If you’re sick of your standard HSF, Zalman is here to help.
CNPS 8000 is the latest addiction to the series of coolers Zalman produces. It looks as sleek as ever, making me think people from Zalman watch fashion channels a lot. No surprise here. When you start to get beyond the appearance and you get a little technical, you will see the air fins
carefully oriented, the 4 massive heatpipes coming from the back plate, which - by the way - is polished enough, so you won’t run into any irregularities if you look at it closely. The cooler is pretty light at 350 grams, but it also occupies a lot of space around the CPU base, heatsink+fan dimensions (mm) being: 108(L) X 108(W) X 62.5(H) mm.
Don’t let the fact that it can be mounted on socket 754/939 as simple as you can use it with your LGA 775 fool you. It even fits AM2 socket but you’d better have enough free space around your socket and no capacitors around if you want it to work as it should.

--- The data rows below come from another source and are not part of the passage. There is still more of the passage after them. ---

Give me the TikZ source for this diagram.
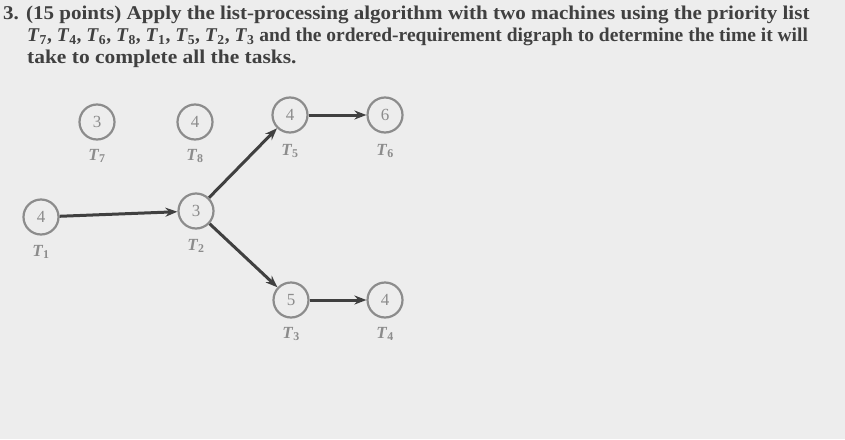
\documentclass[tikz,border=0pt]{standalone}
\usepackage{fontspec}
\setmainfont{Liberation Serif}
\usetikzlibrary{arrows.meta}
\definecolor{bg}{gray}{0.93}
\definecolor{ink}{gray}{0.25}
\definecolor{ring}{gray}{0.55}
\newcommand{\tk}[1]{\textit{T}\textsubscript{#1}}
\begin{document}
\begin{tikzpicture}[x=1pt,y=-1pt,
  task/.style={circle,draw=ring,line width=2.2pt,minimum size=35pt,inner sep=0pt,text=ring,font=\fontsize{17}{17}\selectfont},
  tlabel/.style={text=ring,font=\fontsize{17}{17}\selectfont\bfseries},
  prob/.style={anchor=west,text=ink,inner sep=0pt,font=\fontsize{19.5}{19.5}\selectfont\bfseries},
  arr/.style={-{Stealth[length=12pt,width=9pt]},draw=ink,line width=3pt}]
\fill[bg] (0,0) rectangle (845,439);
\useasboundingbox (0,0) rectangle (845,439);
\node[prob] (l1) at (3,15) {\scalebox{1.08}[1]{3. (15 points) Apply the list-processing algorithm with two machines using the priority list}};
\node[prob] (l2) at (27,37) {\tk7, \tk4, \tk6, \tk8, \tk1, \tk5, \tk2, \tk3 and the ordered-requirement digraph to determine the time it will};
\node[prob] (l3) at (27,59) {\scalebox{1.1}[1]{take to complete all the tasks.}};
\node[task] (t7) at (97,122) {3};
\node[tlabel] at (97,156) {\tk7};
\node[task] (t8) at (195,122) {4};
\node[tlabel] at (195,156) {\tk8};
\node[task] (t5) at (290,115) {4};
\node[tlabel] at (290,151) {\tk5};
\node[task] (t6) at (385,115) {6};
\node[tlabel] at (385,151) {\tk6};
\node[task] (t1) at (41,217) {4};
\node[tlabel] at (41,252) {\tk1};
\node[task] (t2) at (196,211) {3};
\node[tlabel] at (196,246) {\tk2};
\node[task] (t3) at (291,300) {5};
\node[tlabel] at (291,334) {\tk3};
\node[task] (t4) at (385,300) {4};
\node[tlabel] at (385,334) {\tk4};
\draw[arr] (t1) -- (t2);
\draw[arr] (t2) -- (t5);
\draw[arr] (t2) -- (t3);
\draw[arr] (t5) -- (t6);
\draw[arr] (t3) -- (t4);
\end{tikzpicture}
\end{document}
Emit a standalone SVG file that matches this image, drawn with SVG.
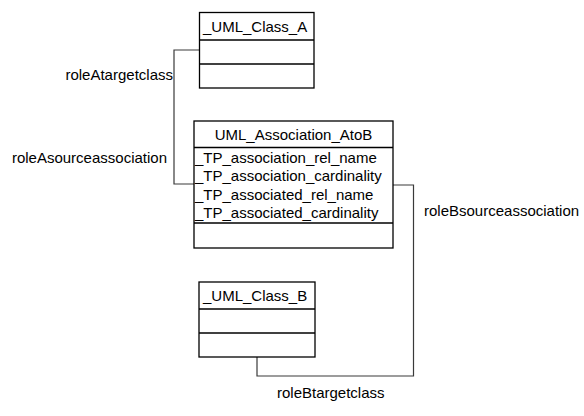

The fan is a 92mm custom designed using 2 voltage settings: 5V and 11V; accordingly, it has 2 rotational speeds: 1400 rpm @18db and 2600 rpm @ 30 db.
Using a PC in full load will result in an operating temperature 5 to 10 degrees lower than a stock cooler. For example a Venice 3000+ @ 2.4GHz CPU running Prime95 at stock speed goes as hot as 44 Celsius degrees with the Zalman cooler set on 11V and 47 Celsius degrees with the fan set on low speed (5V). The stock cooler keeps the same CPU at 46 Celsius degrees.
Overall, it’s a pretty good heatsink, especially when it runs at low speeds, making it hardly audible. Increasing the speed also boosts efficiency, but I have to say that it becomes pretty noisy.